Abe’s comments to reporters came as a group of ruling party lawmakers urged the government to revise the so-called Kono Statement, which states that Japan’s wartime military sometimes recruited women to work in the brothels with coercion.
“The fact is, there is no evidence to prove there was coercion,” Abe said. “We have to take it from there.”
Historians say that up to 200,000 women, mainly from Korea and China, were forced to have sex with Japanese soldiers in brothels run by the military government as so-called “comfort women” during the war.
Japanese leaders have repeatedly apologized, including former Prime Minister Junichiro Koizumi, who said in 2001 that he felt sincere remorse over the comfort women’s “immeasurable and painful experiences.”
Abe’s comments were likely to provoke a strong reaction from South Korea and China.
‘Respecting the historical truth’
Earlier Thursday in Seoul, South Korean President Roh Moo-hyun urged Japan to be more sincere in addressing its colonial past as dozens of people rallied outside the Japanese Embassy, lining up dead dogs’ heads on the ground.

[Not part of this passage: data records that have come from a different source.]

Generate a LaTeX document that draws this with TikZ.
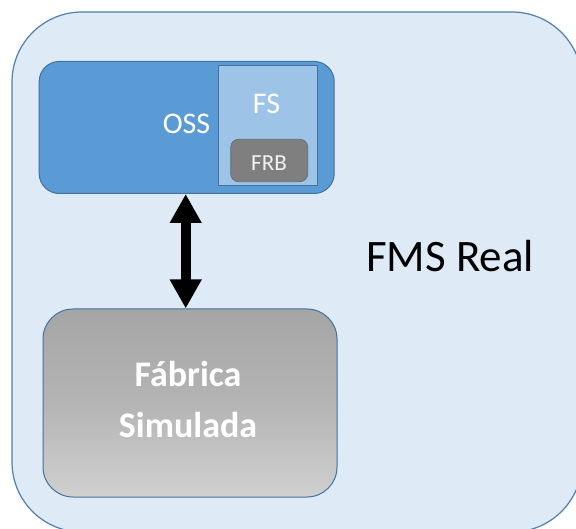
\documentclass[tikz,border=0pt]{standalone}
\usepackage{fontspec}
\setmainfont{Carlito}
\usetikzlibrary{arrows.meta}
\definecolor{paneFill}{HTML}{DEEBF7}
\definecolor{paneLine}{HTML}{4F7FB0}
\definecolor{ossFill}{HTML}{5B9BD5}
\definecolor{ossLine}{HTML}{41719C}
\definecolor{fsFill}{HTML}{9DC3E6}
\definecolor{frbFill}{HTML}{7F7F7F}
\definecolor{frbLine}{HTML}{5F6F7F}
\definecolor{fabTop}{HTML}{A5A5A5}
\definecolor{fabMid}{HTML}{B4B4B4}
\definecolor{fabBot}{HTML}{D0D0D0}
\tikzset{
  box/.style={draw, rectangle, inner sep=0pt, line width=1pt},
  label/.style={inner sep=0pt, text=white},
}
\begin{document}
\begin{tikzpicture}[x=1pt,y=-1pt]
\useasboundingbox (0,0) rectangle (576,529);
\clip (0,0) rectangle (576,529);
\fill[white] (0,0) rectangle (576,529);
% outer FMS pane, running past the right and bottom edges
\node[box, draw=paneLine, fill=paneFill, line width=1.2pt, rounded corners=70pt,
      minimum width=570pt, minimum height=520pt] (fms) at (297,272) {};
% OSS block with its FS part and the FRB inside it
\node[box, draw=ossLine, fill=ossFill, rounded corners=20pt,
      minimum width=295pt, minimum height=132pt] (oss) at (186.7,127.5) {};
\node[box, draw=ossLine, fill=fsFill, line width=1.2pt,
      minimum width=99pt, minimum height=120pt] (fs) at (267.8,125.8) {};
\node[box, draw=frbLine, fill=frbFill, line width=0.8pt, rounded corners=8pt,
      minimum width=77pt, minimum height=42.4pt] (frb) at (269.2,160.5) {};
\node[label, font=\fontsize{30}{30}\selectfont] (ossText) at (186.5,124) {OSS};
\node[label, font=\fontsize{30}{30}\selectfont] (fsText) at (266.5,104) {FS};
\node[label, text=white!95!black, font=\fontsize{23}{23}\selectfont] (frbText) at (269,163) {FRB};
% simulated factory block
\node[box, draw=ossLine, rounded corners=30pt, top color=fabTop, bottom color=fabBot,
      middle color=fabMid, minimum width=294pt, minimum height=188pt] (fab) at (190,403) {};
\node[label, align=center, font=\fontsize{36}{51}\selectfont\bfseries] (fabText) at (188,400) {Fábrica\\Simulada};
% pane title
\node[inner sep=0pt, text=black, font=\fontsize{45}{45}\selectfont] (fmsText) at (450,256) {FMS Real};
% two-way link between OSS and the simulated factory
\draw[line width=10pt, {Triangle[width=30pt,length=29pt]}-{Triangle[width=30pt,length=29pt]}]
  ([xshift=-1pt]oss.south) -- ([xshift=-1pt]oss.south |- fab.north);
\end{tikzpicture}
\end{document}
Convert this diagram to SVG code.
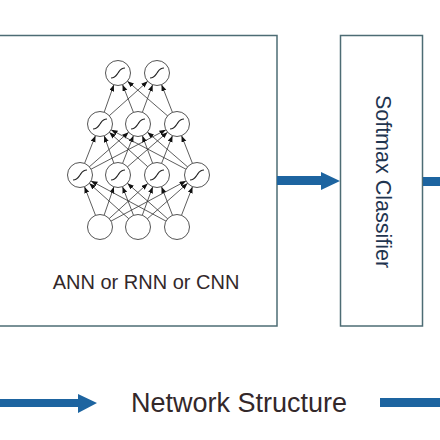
<svg xmlns="http://www.w3.org/2000/svg" width="440" height="440" viewBox="0 0 440 440">
<defs>
<style>
.box{fill:#fff;stroke:#4d6c74;stroke-width:1.5}
.blue{fill:#1d64a0}
.edge{stroke:#333;stroke-width:0.8;fill:none}
.n{fill:#fff;stroke:#555;stroke-width:1}
.sig{fill:none;stroke:#222;stroke-width:1.1}
.lbl{font-family:"Liberation Sans",Arial,sans-serif;fill:#33282a}
</style>
<marker id="ah" markerUnits="userSpaceOnUse" markerWidth="20" markerHeight="8" refX="19" refY="2.5" orient="auto">
<path d="M0,0 L6.5,2.5 L0,5 z" fill="#111"/>
</marker>
<path id="s" d="M-7,5 C-2.5,5 -1.5,2 0,0 C1.5,-2 2.5,-5 7,-5" class="sig"/>
</defs>
<rect width="440" height="440" fill="#fff"/>
<g id="ann-box">
<rect class="box" x="-10" y="35.5" width="287" height="290.5"/>
<text class="lbl" x="146" y="289" font-size="20" text-anchor="middle">ANN or RNN or CNN</text>
</g>
<g id="softmax">
<rect class="box" x="340.5" y="35.5" width="82" height="290.5"/>
<text class="lbl" font-size="21.5" text-anchor="middle" style="fill:#1f3550" transform="translate(376,181.5) rotate(90)">Softmax Classifier</text>
</g>
<g id="connectors">
<path class="blue" d="M277,176 L321,176 L321,172 L340,181 L321,190 L321,185 L277,185 z"/>
<rect class="blue" x="423" y="177" width="17" height="9"/>
<path class="blue" d="M0,399 L78,399 L78,394 L97,403 L78,413 L78,407 L0,407 z"/>
<rect class="blue" x="380" y="398" width="60" height="9"/>
<g class="edge" marker-end="url(#ah)">
<line x1="100" y1="227" x2="80" y2="175"/><line x1="100" y1="227" x2="118" y2="175"/><line x1="100" y1="227" x2="157" y2="175"/><line x1="100" y1="227" x2="197" y2="175"/>
<line x1="138" y1="227" x2="80" y2="175"/><line x1="138" y1="227" x2="118" y2="175"/><line x1="138" y1="227" x2="157" y2="175"/><line x1="138" y1="227" x2="197" y2="175"/>
<line x1="177" y1="227" x2="80" y2="175"/><line x1="177" y1="227" x2="118" y2="175"/><line x1="177" y1="227" x2="157" y2="175"/><line x1="177" y1="227" x2="197" y2="175"/>
<line x1="80" y1="175" x2="100" y2="124"/><line x1="80" y1="175" x2="138" y2="124"/><line x1="80" y1="175" x2="177" y2="124"/>
<line x1="118" y1="175" x2="100" y2="124"/><line x1="118" y1="175" x2="138" y2="124"/><line x1="118" y1="175" x2="177" y2="124"/>
<line x1="157" y1="175" x2="100" y2="124"/><line x1="157" y1="175" x2="138" y2="124"/><line x1="157" y1="175" x2="177" y2="124"/>
<line x1="197" y1="175" x2="100" y2="124"/><line x1="197" y1="175" x2="138" y2="124"/><line x1="197" y1="175" x2="177" y2="124"/>
<line x1="100" y1="124" x2="118" y2="73"/><line x1="100" y1="124" x2="157" y2="73"/>
<line x1="138" y1="124" x2="118" y2="73"/><line x1="138" y1="124" x2="157" y2="73"/>
<line x1="177" y1="124" x2="118" y2="73"/><line x1="177" y1="124" x2="157" y2="73"/>
</g>
</g>
<g id="out1"><circle class="n" cx="118" cy="73" r="12.5"/><use href="#s" x="118" y="73"/></g>
<g id="out2"><circle class="n" cx="157" cy="73" r="12.5"/><use href="#s" x="157" y="73"/></g>
<g id="h2a"><circle class="n" cx="100" cy="124" r="12.5"/><use href="#s" x="100" y="124"/></g>
<g id="h2b"><circle class="n" cx="138" cy="124" r="12.5"/><use href="#s" x="138" y="124"/></g>
<g id="h2c"><circle class="n" cx="177" cy="124" r="12.5"/><use href="#s" x="177" y="124"/></g>
<g id="h1a"><circle class="n" cx="80" cy="175" r="12.5"/><use href="#s" x="80" y="175"/></g>
<g id="h1b"><circle class="n" cx="118" cy="175" r="12.5"/><use href="#s" x="118" y="175"/></g>
<g id="h1c"><circle class="n" cx="157" cy="175" r="12.5"/><use href="#s" x="157" y="175"/></g>
<g id="h1d"><circle class="n" cx="197" cy="175" r="12.5"/><use href="#s" x="197" y="175"/></g>
<g id="in1"><circle class="n" cx="100" cy="227" r="12.5"/></g>
<g id="in2"><circle class="n" cx="138" cy="227" r="12.5"/></g>
<g id="in3"><circle class="n" cx="177" cy="227" r="12.5"/></g>
<g id="footer">
<text class="lbl" x="239" y="412" font-size="27" text-anchor="middle">Network Structure</text>
</g>
</svg>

The demonstration marked the anniversary of a March 1, 1919, uprising against Japanese colonial rule, which still stirs up deep-rooted bitterness among Koreans.
Each of the dogs had a knife placed in its mouth on pieces of paper with the names of Koreans who allegedly collaborated with Japan during its 1910-45 colonial rule. Protest organizers said the animals had been slaughtered at a restaurant, as dogs are regularly consumed as food in Korea.
In a nationally televised address, Roh said Japan “needs to, above all, show an attitude of respecting the historical truth and acts that support this.”
“Instead of trying to beautify or justify its past wrongdoing, (Japan) should show sincerity that is in line with its conscience,” he said.
Roh also referred to recent hearings with sex slave victims in the U.S. Congress.
“The testimony reiterated a message that no matter how hard the Japanese try to cover the whole sky with their hand, there is no way that the international community would condone the atrocities committed during Japanese colonial rule,” he said.
Roh’s office said late Thursday that it did not immediately have a direct response to the Japanese leader’s remarks. In Beijing, calls to the Chinese Foreign Ministry seeking comment on the remarks were not immediately returned.